Malaysia PM splits schools and universities as nationalism rises

Education portfolio demerged and ethnic tensions set to be inflamed as Muhyiddin announces cabinet

March 10, 2020
Malaysia federal government
Source: iStock

Responsibility for Malaysia’s school and higher education sectors has been split for the second time in five years, after new prime minister Muhyiddin Yassin announced his cabinet.

The ministerial appointments also signal that the policy balance is swinging back towards Malay-centric approaches, as the United Malays National Organisation (Umno) – which has dominated Malaysian politics for all but the past two years – finds its way back into government.

Umno’s coalition partner in the new Perikatan Nasional government – the Malaysian United Indigenous Party (Bersatu) – precipitated the change of government when it deserted the Pakatan Harapan coalition, which had seized power from the scandal-tainted administration of Najib Razak in a surprise 2018 election result.

Mr Muhyiddin is Bersatu president and was Umno deputy president and education minister under Mr Najib. An avowed Malay nationalist, he declared in his maiden speech as leader on 2 March that he was “the prime minister for all Malaysian citizens”.

But the disclaimer is unlikely to quell fears that the country has been placed on a more Malay-first and Islamist trajectory. Meanwhile Noraini Ahmad, the new higher education minister, is a former chief of Umno’s female wing Wanita Umno and headed the party’s youth wing for five years.

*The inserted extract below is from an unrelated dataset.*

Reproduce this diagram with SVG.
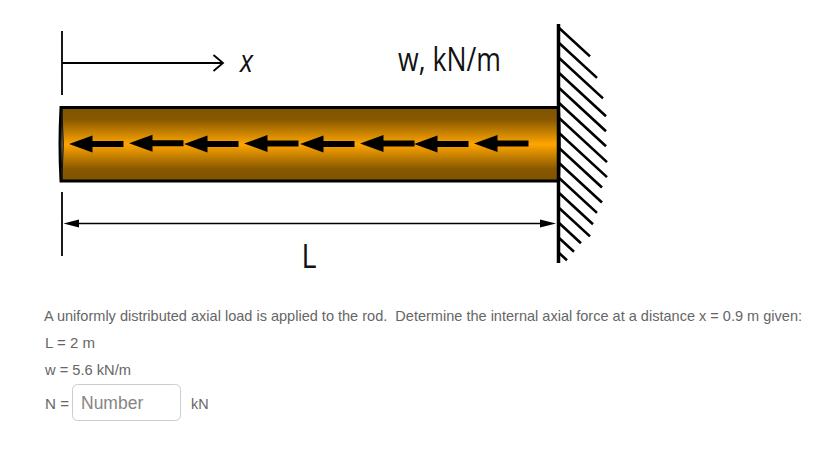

Malaysia specialist James Chin said that many of the country’s leaders had roots in Umno. But he said that the new coalition would accelerate the country’s drive towards Islamisation because the Malaysian Islamic Party, which had been in opposition for more than 40 years, was now part of the ruling coalition.

“A lot of people are very worried that universities are spending too much time teaching about Islam,” said Professor Chin, director of the Asia Institute Tasmania at the University of Tasmania. “This is a long underlying problem that everyone is trying to shy away from, because politically it’s too sensitive. They refuse to deal with the underlying problem which is the issue of quality in Malaysian higher education: the lack of reforms.”

Professor Chin said that recent modifications such as an increase in scholarships for non-Malay students would be “pulled back”, while “untouchable” policies like the favourable treatment of Malays in the government’s pre-university programme would go unchallenged. “It’s too sensitive to touch,” he said.

The hiving off of higher education from the schools portfolio has been widely welcomed in Malaysia. Critics said the super ministry that was formed when Pakatan Harapan took government just 22 months ago – repeating a short-lived merger between 2013 and 2015 – was too unwieldy to manage.

But any benefits gained by the demerger risk being undermined by the inexperience of the new education minister, Radzi Jidin, who was an accounting lecturer at the University of Tasmania until just two years ago. Dr Radzi has confessed to difficulties understanding the “nitty gritty” of government, according to English language newspaper The Star, while Professor Chin said that he lacked the insider’s understanding needed to help resolve problems at the interface of school and university.

“A lot of people are concerned that he’s very new to the ministry and he’s very new to Malaysian education,” Professor Chin said.